Quimby's Good Faith and Inquiry Duty
The court acknowledged that Quimby acted in good faith when she accepted the notes from Williams, believing him to be their rightful owner. However, it emphasized that good faith does not exempt a holder from the duty of inquiry when the circumstances surrounding the transaction suggest potential issues. The court found that Quimby should have been on notice due to the notes' overdue status and the context in which they were transferred. By allowing Williams to take the notes for appraisal, Quimby inadvertently facilitated his ability to conceal the misappropriation. The court determined that had she refused to relinquish the notes, Williams's fraudulent actions could have been exposed, thus protecting her interests. This finding highlighted the importance of due diligence in transactions involving negotiable instruments, particularly when those instruments have become discredited. The court concluded that Quimby's failure to inquire about the legitimacy of Williams's claim ultimately undermined her position as a bona fide holder.

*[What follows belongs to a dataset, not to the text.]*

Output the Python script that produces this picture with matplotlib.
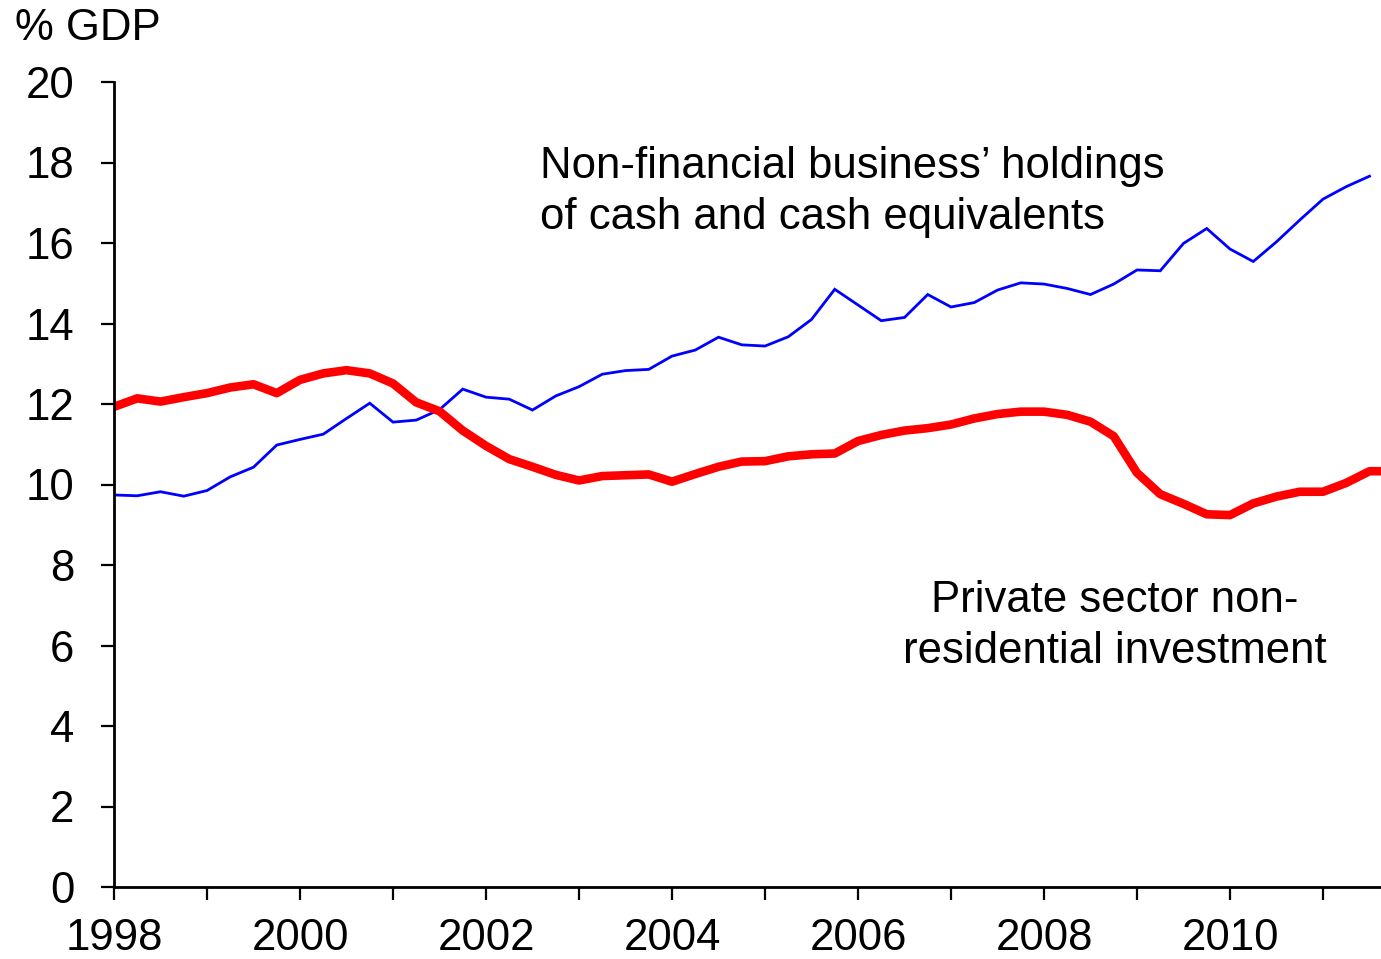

Conclusion on Ownership Rights
In concluding its analysis, the court reaffirmed that Quimby could not claim ownership of the notes and mortgage against Stoddard. The ruling established that, despite Quimby's lack of knowledge regarding Williams's fraudulent actions, the law required her to recognize the implications of receiving discredited notes. The court held that since Williams had no ownership rights to confer, Quimby acquired nothing of value that could prevail over Stoddard’s rights as the maker of the notes. The ruling underscored the principle that the integrity of negotiable instruments must be preserved, and those engaging in transactions involving such instruments must exercise caution, particularly when there are indicators of potential issues. As a result, the court ruled in favor of Stoddard, emphasizing that the legal framework governing negotiable instruments protects the rights of makers against discredited claims. The judgment for the defendant effectively reinstated the rightful ownership of the notes and mortgage to Stoddard, closing the case in his favor.